GitHub issues are created to address a product defect and Pull Requests are created to address one or more GitHub issues. This creates a desire for users to navigate from an issue to the Pull Request that addresses it, or vice versa. For example, if you click into an issue from the issues list, you may wonder, "Is there a pull request open for this?" However, by default GitHub makes getting from issue to PR impractical.
To solve this problem, on an issue page, we insert a link for each PR that addresses this issue:
And on a PR page, we insert a link for each issue that the PR addresses:
It is recommended to add a GitHub access token when using this feature. Without it, the feature may be rate limited by the GitHub API and will not work as well on private repositories.
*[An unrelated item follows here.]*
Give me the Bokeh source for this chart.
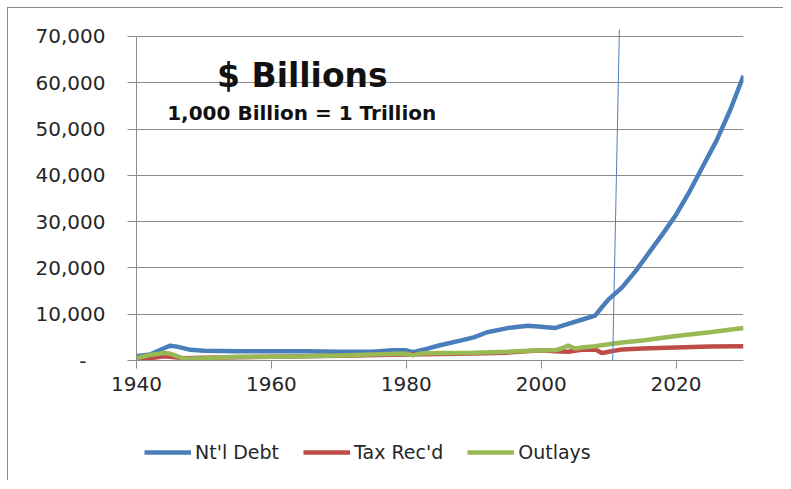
from bokeh.plotting import figure
from bokeh.layouts import column
from bokeh.models import Range1d, FixedTicker, Legend, LegendItem, Label
from bokeh.embed import file_html
from bokeh.resources import INLINE

# ---- data ----
debt_years = [1940, 1942, 1944, 1945, 1946, 1948, 1950, 1955, 1960, 1965, 1970, 1975, 1978,
              1980, 1981, 1983, 1985, 1988, 1990, 1992, 1995, 1998, 2000, 2002, 2004, 2006,
              2008, 2009, 2010, 2012, 2014, 2016, 2018, 2020, 2022, 2024, 2026, 2028, 2030]
debt = [900, 1300, 2600, 3200, 3000, 2300, 2100, 2000, 2000, 2000, 1900, 1900, 2200,
        2200, 1800, 2500, 3300, 4300, 5000, 6100, 7000, 7500, 7300, 7000, 7900, 8800,
        9700, 11500, 13200, 15800, 19300, 23300, 27300, 31500, 36500, 42000, 47500, 54000, 61500]

tax_years = [1940, 1942, 1944, 1945, 1947, 1950, 1960, 1970, 1980, 1985, 1990, 1995, 2000,
             2002, 2004, 2006, 2008, 2009, 2010, 2012, 2015, 2020, 2025, 2030]
tax = [200, 500, 900, 800, 500, 600, 800, 1000, 1300, 1400, 1500, 1700, 2200,
       2000, 1900, 2300, 2400, 1600, 1900, 2400, 2600, 2800, 3000, 3100]

outlay_years = [1940, 1942, 1944, 1945, 1947, 1950, 1955, 1960, 1965, 1970, 1975, 1980, 1981,
                1982, 1985, 1990, 1995, 2000, 2002, 2003, 2004, 2005, 2006, 2008, 2010, 2012,
                2015, 2020, 2025, 2030]
outlays = [500, 1200, 1600, 1500, 400, 500, 800, 800, 900, 1100, 1300, 1500, 1100,
           1500, 1600, 1700, 1900, 2200, 2200, 2600, 3200, 2600, 2800, 3100, 3500, 3900,
           4300, 5300, 6100, 7000]

series_names = ["Nt'l Debt", "Tax Rec'd", "Outlays"]
series_colors = ["#4a7ebb", "#be4b48", "#98b954"]

y_ticks = [0, 10000, 20000, 30000, 40000, 50000, 60000, 70000]
y_tick_labels = ["-\u00a0\u00a0\u00a0", "10,000", "20,000", "30,000", "40,000", "50,000", "60,000", "70,000"]
x_ticks = [1940, 1960, 1980, 2000, 2020]

marker_years = [2011.6, 2010.6]
marker_vals = [71500, 0]

FONT = "DejaVu Sans"
GRAY = "#8c8c8c"

p = figure(frame_width=607, frame_height=331, output_backend="svg", toolbar_location=None,
           x_range=Range1d(1940, 2030), y_range=Range1d(0, 71500),
           min_border_left=128, min_border_right=40, min_border_top=21, min_border_bottom=50)
p.outline_line_color = None
p.background_fill_color = "white"
p.border_fill_color = "white"

# axes
p.yaxis.ticker = FixedTicker(ticks=y_ticks)
p.yaxis.major_label_overrides = {t: l for t, l in zip(y_ticks, y_tick_labels)}
p.yaxis.bounds = (0, 70000)
p.xaxis.ticker = FixedTicker(ticks=x_ticks)
p.xaxis.major_label_overrides = {t: str(t) for t in x_ticks}
for ax in (p.xaxis[0], p.yaxis[0]):
    ax.axis_line_color = GRAY
    ax.major_tick_line_color = GRAY
    ax.major_tick_in = 0
    ax.minor_tick_line_color = None
    ax.major_label_text_font = FONT
    ax.major_label_text_font_size = "20px"
    ax.major_label_text_color = "#262626"
p.yaxis.major_tick_out = 9
p.yaxis.major_label_standoff = 22
p.xaxis.major_tick_out = 8
p.xaxis.major_label_standoff = 8

p.xgrid.grid_line_color = None
p.ygrid.grid_line_color = GRAY
p.ygrid.grid_line_alpha = 1.0

# series
series_data = [(debt_years, debt), (tax_years, tax), (outlay_years, outlays)]
for (xs, ys), c in zip(series_data, series_colors):
    p.line(xs, ys, line_color=c, line_width=4.5)

# vertical marker line
p.line(marker_years, marker_vals, line_color="#4f81bd", line_width=1)

# titles
p.add_layout(Label(x=1964.6, y=61550, text="$ Billions", text_font=FONT, text_font_style="bold",
                   text_font_size="33px", text_align="center", text_baseline="middle", text_color="#111111"))
p.add_layout(Label(x=1964.5, y=53560, text="1,000 Billion = 1 Trillion", text_font=FONT,
                   text_font_style="bold", text_font_size="20px", text_align="center",
                   text_baseline="middle", text_color="#111111"))

# ---- legend strip (separate figure so it is not clipped) ----
leg = figure(width=775, height=70, output_backend="svg", toolbar_location=None,
             x_axis_location=None, y_axis_location=None,
             x_range=Range1d(0, 1), y_range=Range1d(0, 1),
             min_border_left=0, min_border_right=0, min_border_top=0, min_border_bottom=0)
leg.grid.visible = False
leg.outline_line_color = None
leg.border_fill_color = "white"
items = []
for name, (xs, ys), c in zip(series_names, series_data, series_colors):
    # same series drawn off-range: only its legend swatch is visible here
    r = leg.line(xs, ys, line_color=c, line_width=4.5)
    items.append(LegendItem(label=name, renderers=[r]))
legend = Legend(items=items, orientation="horizontal", location=(8, 17),
                glyph_width=47, label_standoff=4, spacing=24, padding=0, margin=0,
                label_text_font=FONT, label_text_font_size="19px", label_text_color="#262626",
                border_line_color=None, background_fill_alpha=0)
leg.add_layout(legend, "center")

layout = column(p, leg, spacing=0)
layout.styles = {"margin-left": "7px", "margin-top": "7px",
                 "border-left": "1px solid #8a8a8a", "border-top": "1px solid #8a8a8a"}

open("out.html", "w").write(file_html(layout, INLINE))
We consider a PR to address an issue if the issue number appears in:
- The PR's title
- A commit summary (i.e. the first line)
We intentionally omit issues referenced in PR comments to reduce the number of API calls made.
We discover which PRs address which issues a few different ways:
- Scrape a PR page when opened
- Access the GitHub API
The GitHub API is rate limited so we only access it periodically: this can lead to situations where the links we insert aren't up-to-date with the current PR state. Users can work around this by visiting the PR page of each PR they'd like to force to be up-to-date, which we'll scrape without making a GitHub API request.
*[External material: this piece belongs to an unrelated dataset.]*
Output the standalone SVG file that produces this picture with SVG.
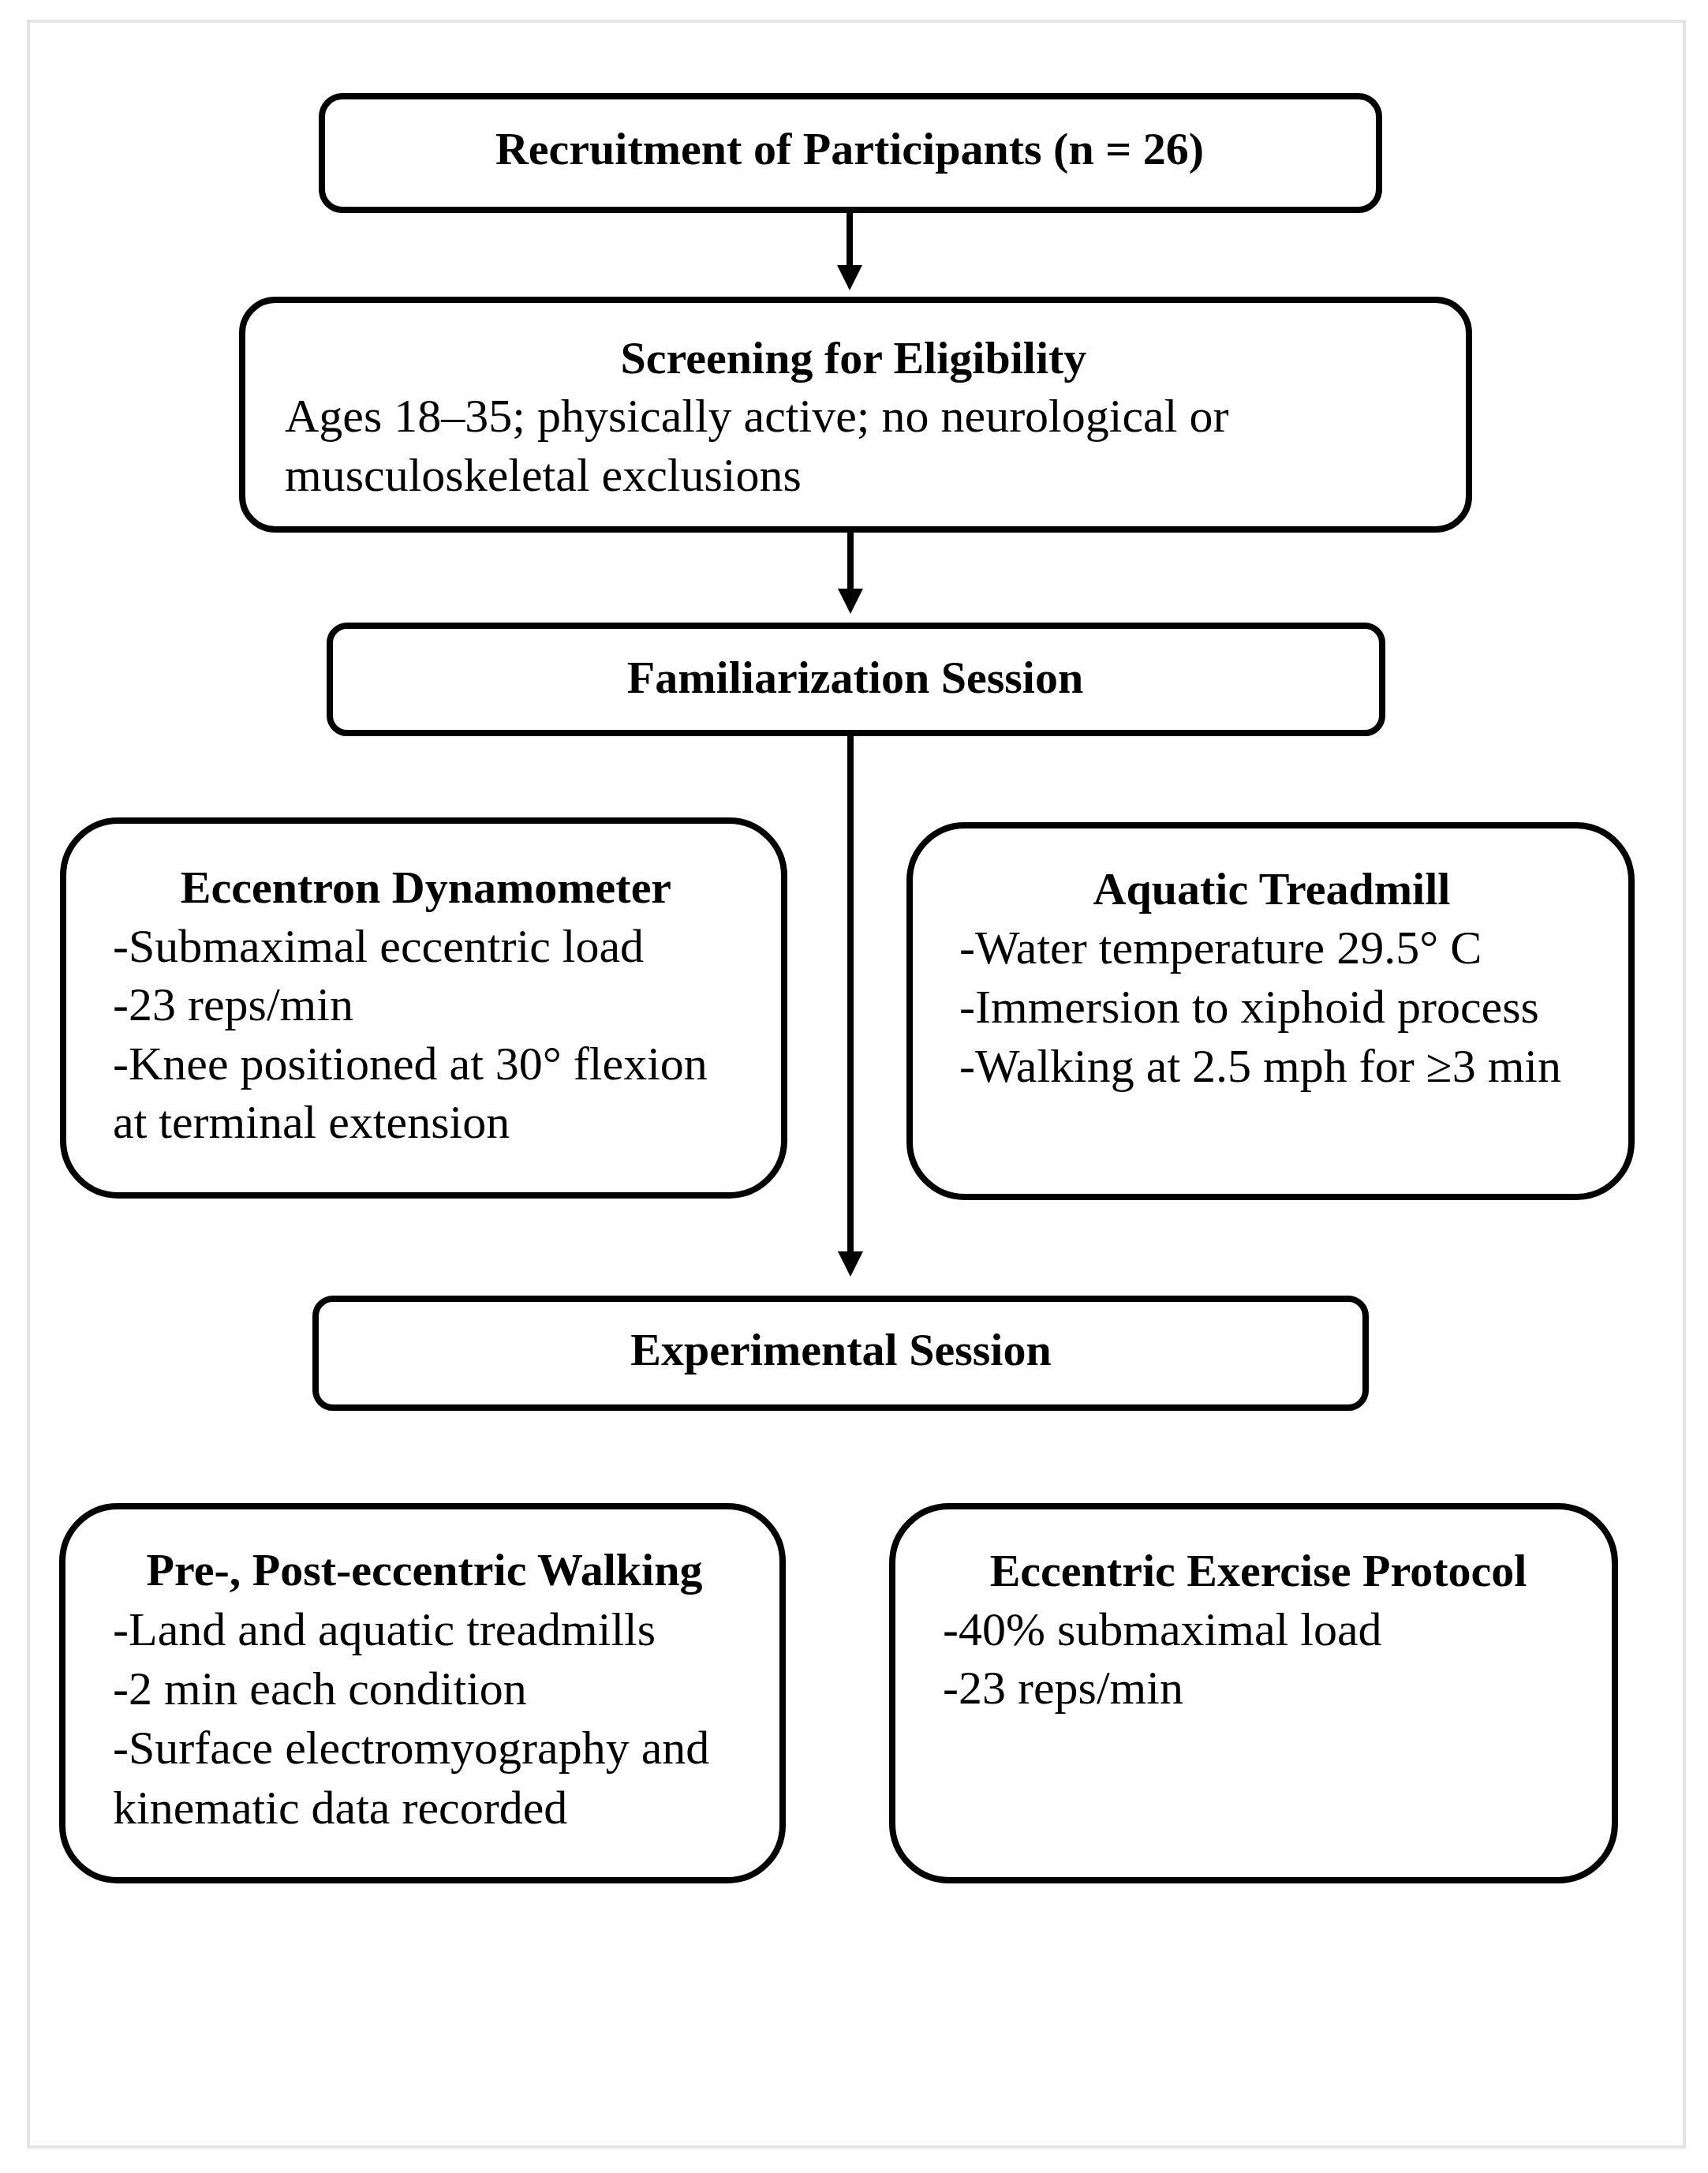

By default, GitHub inserts the following links from issue to pull request:
- Labels displayed when hovering over an (i) icon. These (i) occur for open PRs when:
- A commit contains "Closes #" (example)
- A PR comment contains "Closes #"
- "Closed this in
<commit>/<issue num>
". These occur for closed PRs when:
However, these are difficult to use because:
- They are never displayed in a consistent place in the page -- they're inserted chronologically
- One-click issue-to-PR links require users to remember to add the issue number to a comment; other links are more than one click
- The available links may change depending on PR state
- They don't work for a PR that addresses an issue but doesn't close it
GitHub creates other references from issues to pull requests but these pull requests are not guaranteed to address the issues they link to:
- "A commit referenced this issue": these commits may not be in a pull request at all
- "
<issue-num>
referenced this issue": this occurs any time an issue references another issue, which may not indicate a pull request is addressing an issue
Refined GitHub uses the built-in pull request addresses issue references mentioned above.
waffle.io creates a direct linking from PRs to issues on their kanban board but not in the standard GitHub interface.